2. dünya savaşı’ndan sonra doğu avrupa ‘halk demokrasileri’ de dinamolarını tesis ettiler. yine polis ve istihbarat örgütü himayesinde kulüpler: romanya’da dinamo bükreş, arnavutluk’ta dinamo tiran... doğu almanya’da dresden dinamo’su zaten ‘alman halk polis kulübü’ adıyla kurulmuştu! dinamo berlin, meşhur gizli servis stasi’nin kulübüydü. yugoslavya’da, köklü hsk gradjanksi kulübü dinamo zagreb’e dönüştürüldü.
sadece bükreşlisi kırmızı-beyaz-siyahtır, alman dinamo’ları kırmızı-beyaz, diğer bütün dinamo’lar mavi-beyaz.

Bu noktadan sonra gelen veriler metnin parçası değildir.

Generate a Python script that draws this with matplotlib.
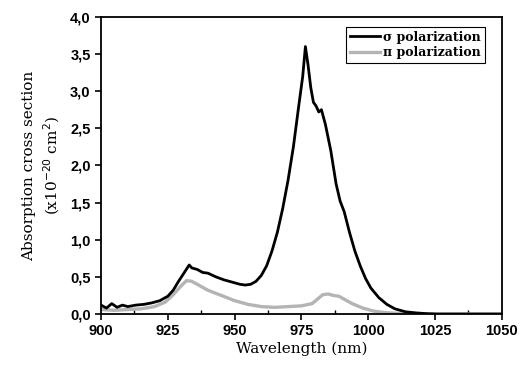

reel-sosyalizmin çöküşünden sonra, çoğu ülke futbolunun ‘amiri’ gibi olan dinamolar krize girdiler. ‘ata kulüp’ d. moskova zaten son şampiyonluğu 1976’da görmüştü. d. kiev, d. bükreş ve d. minsk başta yine kafadaydılar ama giderek kudretli rakiplerin gölgesine düştüler. d. tiflis, küçük gürcü liginde hegemonyasını korudu. 1990’dan sonra sadece iki kez şampiyon olabilen d. tirana 2012’de küme düştü. doğu almanya’nın en çok şampiyonluk kazanan iki kulübü olan dinamolar beterini yaşadı: şimdi d. dresden 2. ligde, d. berlin 4. ligde.

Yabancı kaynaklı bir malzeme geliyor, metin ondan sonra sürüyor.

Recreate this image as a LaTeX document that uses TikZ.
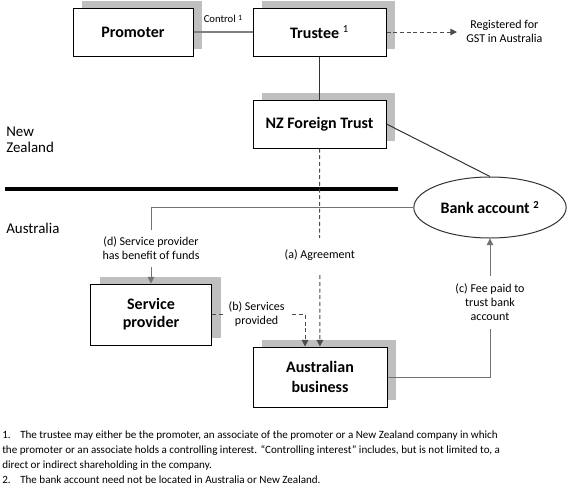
\documentclass[tikz,border=0pt]{standalone}
\usepackage{fontspec}
\setmainfont{Carlito}
\usetikzlibrary{shapes.geometric, arrows.meta, positioning, calc, shadows}

\begin{document}
\begin{tikzpicture}[
    x=0.75pt, y=-0.75pt,
    box/.style={draw, line width=0.75pt, fill=white, align=center, inner sep=0pt,
        font=\fontsize{12}{14}\selectfont\bfseries,
        drop shadow={shadow xshift=6.75pt, shadow yshift=5.25pt, fill=black!25, opacity=1}},
    conn/.style={draw=black!55, line width=0.75pt},
    dark/.style={draw=black!80, line width=0.75pt},
    dashline/.style={draw=black!70, line width=0.75pt, dash pattern=on 3pt off 2pt},
    arrow/.style={-{Triangle[length=5pt, width=5pt]}},
    lbl/.style={font=\fontsize{9}{10.5}\selectfont, align=center, fill=white}
]
    \useasboundingbox (0,0) rectangle (569,494);

    % Divider between the two countries
    \coordinate (divL) at (5,189);
    \coordinate (divR) at (398,189);
    \draw[line width=3pt] (divL) -- (divR);

    % New Zealand side
    \node[box, minimum width=90pt, minimum height=36pt] (promoter) at (133,32) {Promoter};
    \node[box, minimum width=99.75pt, minimum height=36pt] (trustee) at (319.5,32) {Trustee {\mdseries\textsuperscript{1}}};
    \node[box, minimum width=99.75pt, minimum height=36pt] (nzft) at (319.5,124) {NZ Foreign Trust};
    \node[lbl, anchor=west, fill=none, inner xsep=6.75pt] (gst) at (457,31) {Registered for\\GST in Australia};
    \node[draw=black!80, line width=0.75pt, ellipse, minimum width=114pt, minimum height=45.75pt,
        font=\fontsize{12}{14}\selectfont\bfseries] (bank) at (490,207.5) {Bank account \textsuperscript{2}};

    % Australian side
    \node[box, minimum width=90.75pt, minimum height=45.75pt, font=\fontsize{12}{13.5}\selectfont\bfseries] (sp) at (151,314.5) {Service\\provider};
    \node[box, minimum width=100.5pt, minimum height=45pt, font=\fontsize{12}{15}\selectfont\bfseries] (ab) at (320,377) {Australian\\business};

    % Region names
    \node[anchor=west, align=left, inner sep=0pt, font=\fontsize{11.2}{12}\selectfont] (nz) at (6,140) {New\\Zealand};
    \node[anchor=west, inner sep=0pt, font=\fontsize{11.2}{12}\selectfont] (aus) at (6,228) {Australia};

    % Connectors
    \draw[conn, draw=black!50, line width=1.5pt] (promoter) -- node[above, font=\fontsize{8}{9}\selectfont, inner sep=6pt] {Control {\fontsize{6}{7}\selectfont\raisebox{0.6ex}{1}}} (trustee);
    \draw[dashline, arrow] (trustee.east) -- (trustee.east -| gst.west);
    \draw[dark] (trustee) -- (nzft);
    \draw[dark] (nzft.east) -- (bank.north);
    \draw[dashline, arrow] (nzft) -- node[lbl, pos=0.54, inner ysep=9pt] {(a) Agreement} (ab);
    \draw[conn, arrow] (bank.west) -| node[lbl, pos=0.77, inner ysep=5pt] {(d) Service provider\\has benefit of funds} (sp.north);
    \draw[dashline, arrow] (sp.east) -| node[lbl, pos=0.24, inner xsep=4pt, inner ysep=1pt] {(b) Services\\provided} ($(ab.north)+(-15,0)$);
    \draw[conn, arrow] (ab.east) -| node[lbl, pos=0.77, inner ysep=6pt] {(c) Fee paid to\\trust bank\\account} (bank.south);

    % Notes
    \node[anchor=north west, align=left, inner sep=0pt, font=\fontsize{8.3}{11.25}\selectfont] (notes) at (2,431) {%
        \makebox[13.5pt][l]{1.}The trustee may either be the promoter, an associate of the promoter or a New Zealand company in which\\
        the promoter or an associate holds a controlling interest. “Controlling interest” includes, but is not limited to, a\\
        direct or indirect shareholding in the company.\\
        \makebox[13.5pt][l]{2.}The bank account need not be located in Australia or New Zealand.};
\end{tikzpicture}
\end{document}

hırvatistan’da ‘eski rejimi hatırlatıyor’ diye d. zagreb’in adını 1993’te croatia (hırvatistan) diye değiştirmeye kalktılar. taraftarların ‘dinamo’ tezahüratını yıllarca dindirmemesi üzerine 2000’de eski ad iade edildi.

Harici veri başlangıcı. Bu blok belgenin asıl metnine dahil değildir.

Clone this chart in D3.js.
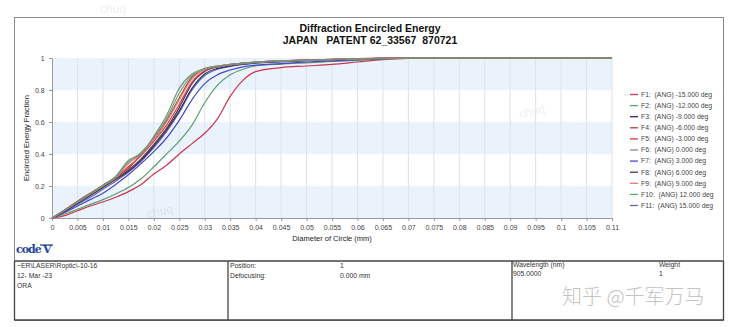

galiba en ilginci, soğuk savaş’ın son demlerinde, 1980’lerin ortalarında abd’nin muhafazakar texas eyaletinde iki futbol takımının dinamo adını almış olmasıdır! belki cehaletten, belki futbolun abd’de hele o vakit iyice ehemmiyetsiz olmasından, bu sovyetik ad kimseyi huylandırmamış. 2006’da abd’nin en yüksek futbol liginde yer alan houston takımı da törenle dinamo adını kuşandı. bu ‘komünist’ adlandırmayı ‘utanç verici’ bulan tepkilere aldırmadılar. son sezonu 2.’likle bitirdi houston dynamo.
oysa 1982’de batı almanya’da hessen eyaletinde dynamo windrad (rüzgargülü) adıyla kurulan amatör kulübün başvurusu, ‘komünist rejimleri anımsatıyor’ gerekçesiyle geri çevrilmişti! ancak duvarın yıkılmasından sonra tescil edildiler, halen yerel amatör 2. ligde oynuyorlar.
bu dinamocular elbette polis kulübü kimliğine özenmiyorlardı, gorki’nin dinamo ismine atfettiği devrimci, yenilikçi kimliğin peşindeydiler. tıpkı 1970’lerde bursa’da ertuğrulgazi gençlik ve spor kulübü’nü kuranlar gibi. dinamo kiev’den ilhamla, taraftarlarınca dinamo mesken diye anıldı bu kulüp. 12 eylül döneminde, dinamo lakabından ve solcu namlarından ötürü kapatıldı. 2008’de meskenspor adıyla yeniden kuruldu dinamo mesken. 500’e yakın amatör sporcu barındırıyor, yaz okulları, yoksul çocuklara ders yardımıyla mahallenin hayatına can katıyor. en büyük dinamo bizim dinamo!